Cosine similarity vs Pearson correlation
Cosine and Pearson can look similar but answer different questions. Cosine compares angle around the origin, so global offsets matter. Pearson subtracts means first, then compares co movement, making it insensitive to additive shifts. If two vectors have the same pattern but one is consistently larger by a constant amount, Pearson may still be near one while cosine may drop depending on the geometry. For centered feature spaces, the two measures can converge.
Computational scaling and indexing
In large scale retrieval systems with millions of vectors, brute force similarity checks are expensive.
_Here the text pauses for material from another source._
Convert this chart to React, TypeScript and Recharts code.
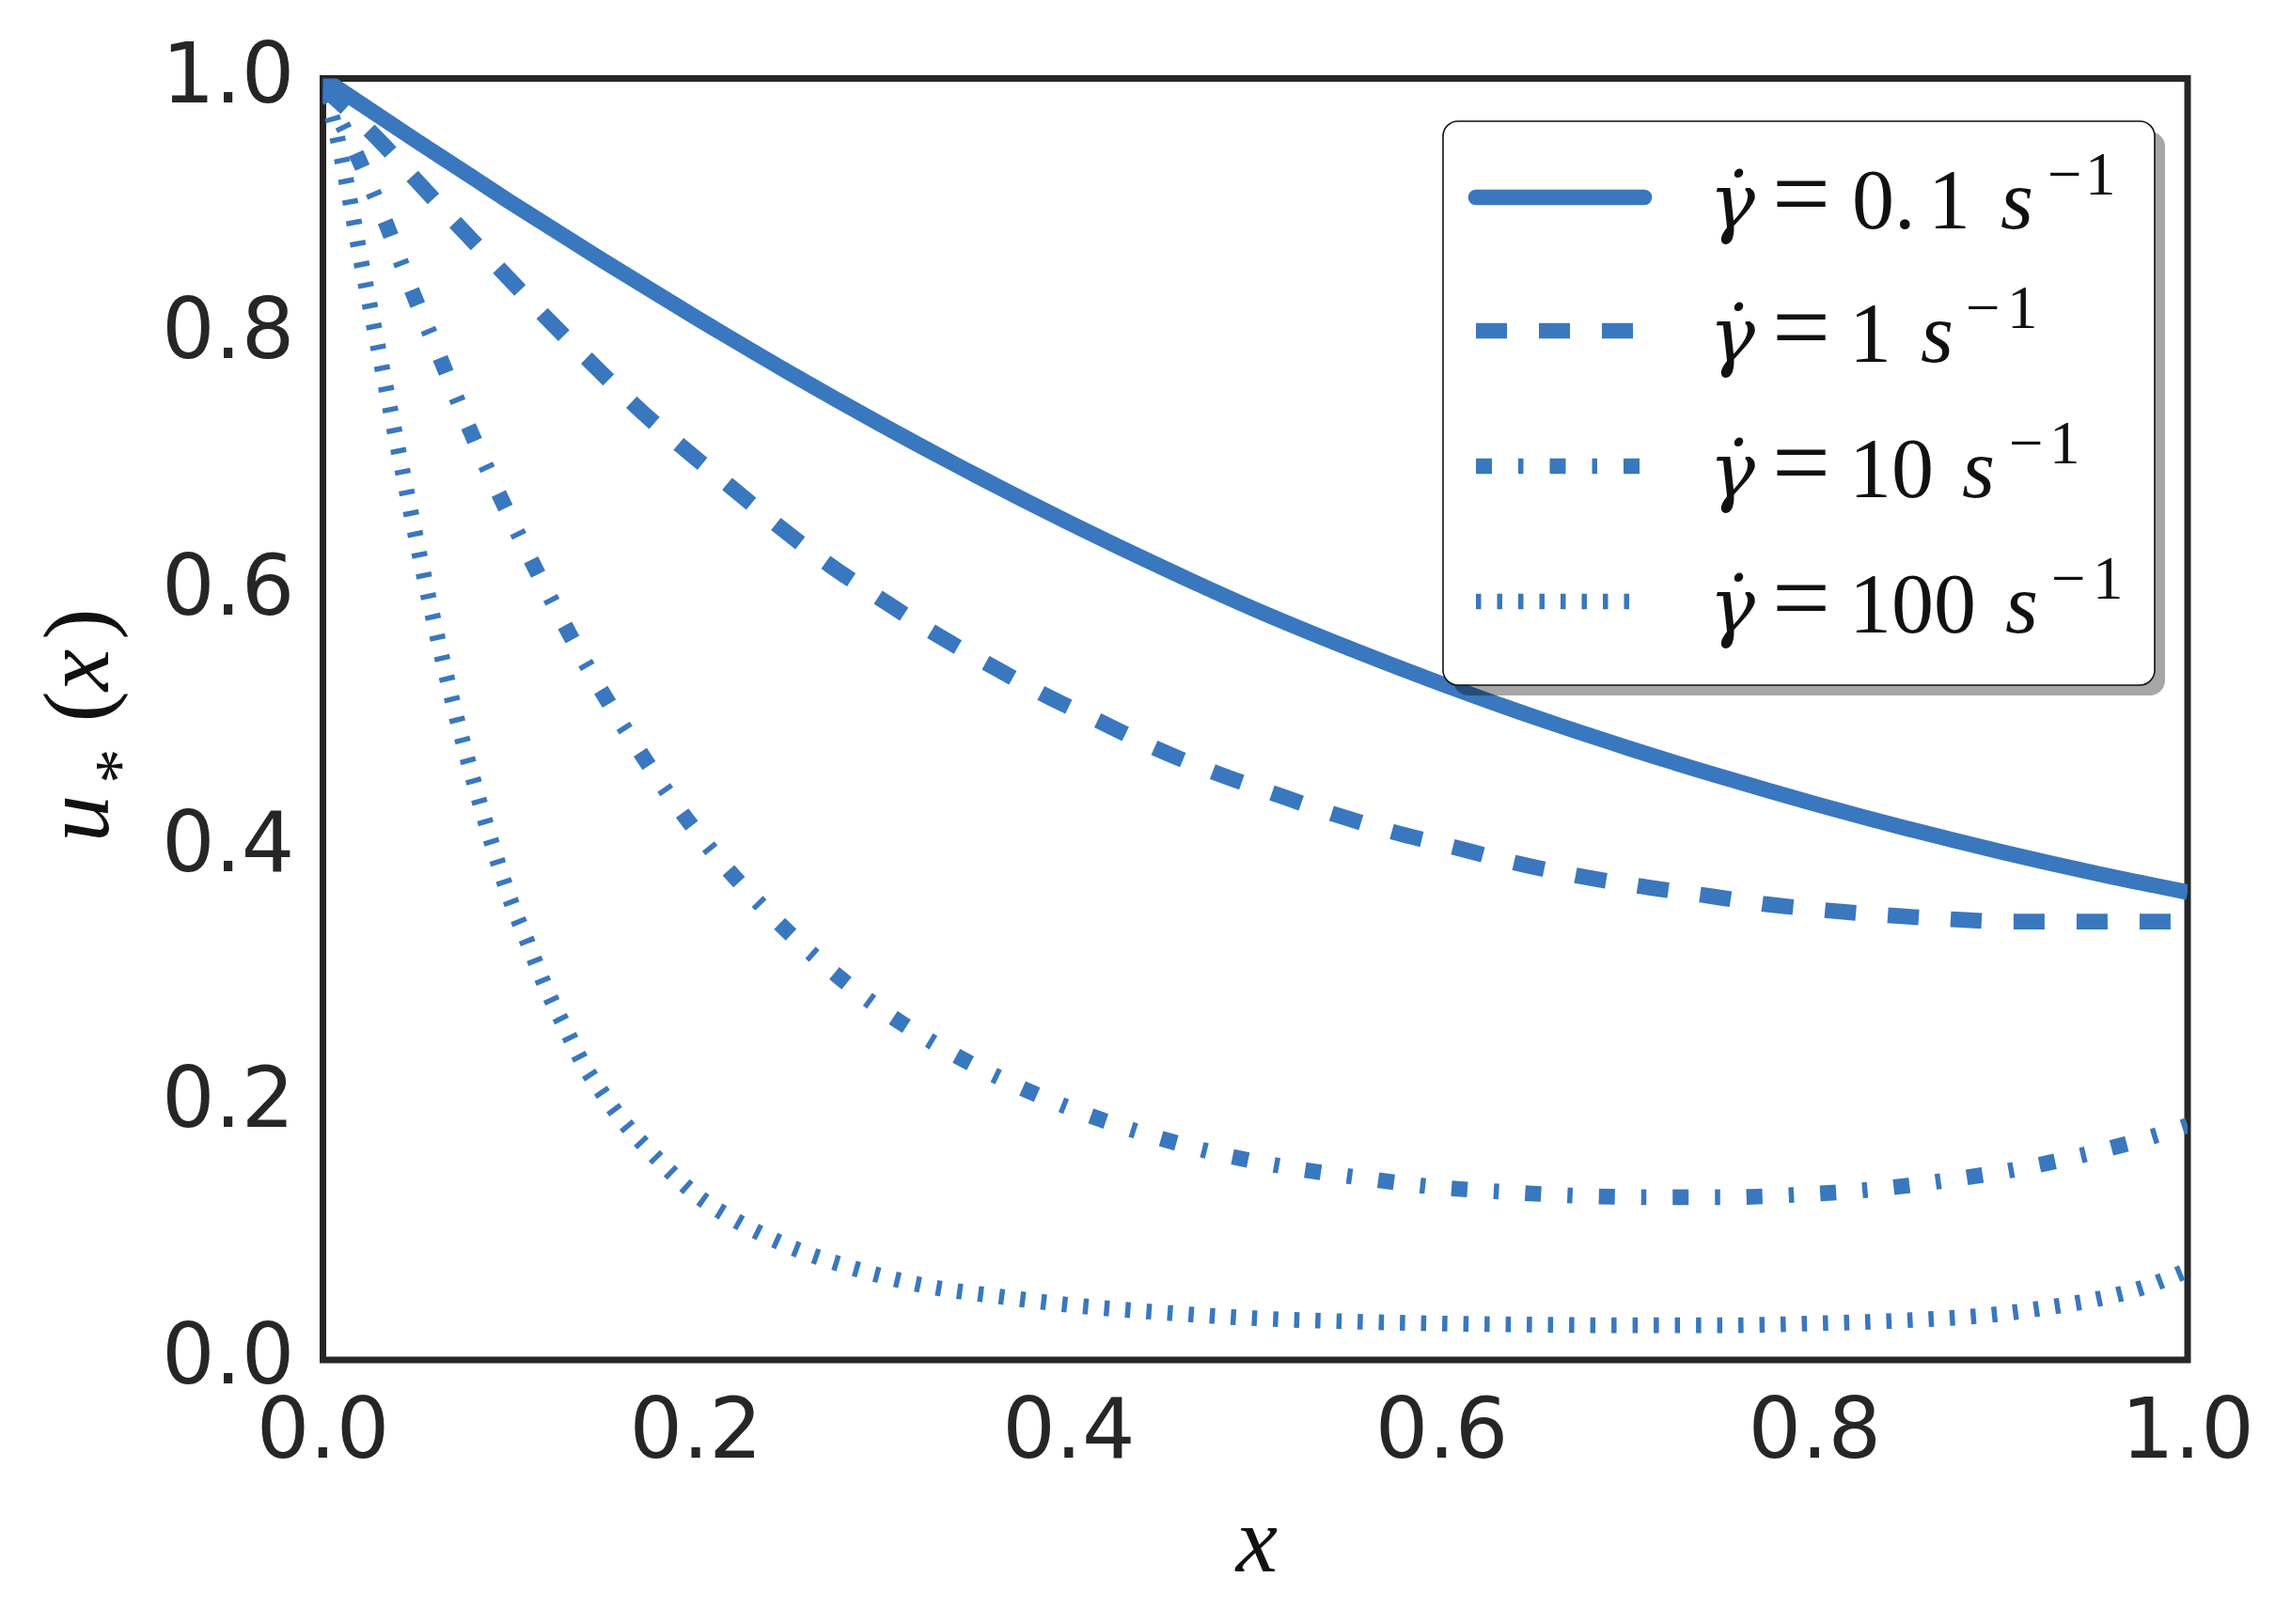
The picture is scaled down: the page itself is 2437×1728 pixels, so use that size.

Approximate nearest neighbor indexing methods are used to speed up search while preserving strong recall. Most vector databases and retrieval libraries optimize for cosine or inner product similarity. If you plan to use Euclidean distance, ensure your index type supports it efficiently. Also benchmark memory usage because embedding dimension strongly impacts storage and latency.
Authoritative learning resources
- Stanford University: Introduction to Information Retrieval (vector space model, dot products, cosine ranking)
- MIT OpenCourseWare: Linear Algebra (inner products, norms, projections)
- NIST: Cosine Distance Reference (distance and similarity definitions)
Final checklist for accurate vector similarity
- Confirm vector alignment and equal dimensions.
- Choose metric based on meaning: direction, distance, or co movement.
- Apply normalization or scaling where appropriate.
- Handle zero vectors and edge cases explicitly.
- Calibrate thresholds with labeled validation data.
- Continuously monitor drift in production score distributions.
If you follow this workflow, vector similarity becomes a trustworthy building block rather than a black box score. Use the calculator above to test pairs quickly, compare metrics, and build intuition. Over time, that intuition helps you design better feature spaces, choose better models, and deploy ranking systems that behave consistently under real world traffic.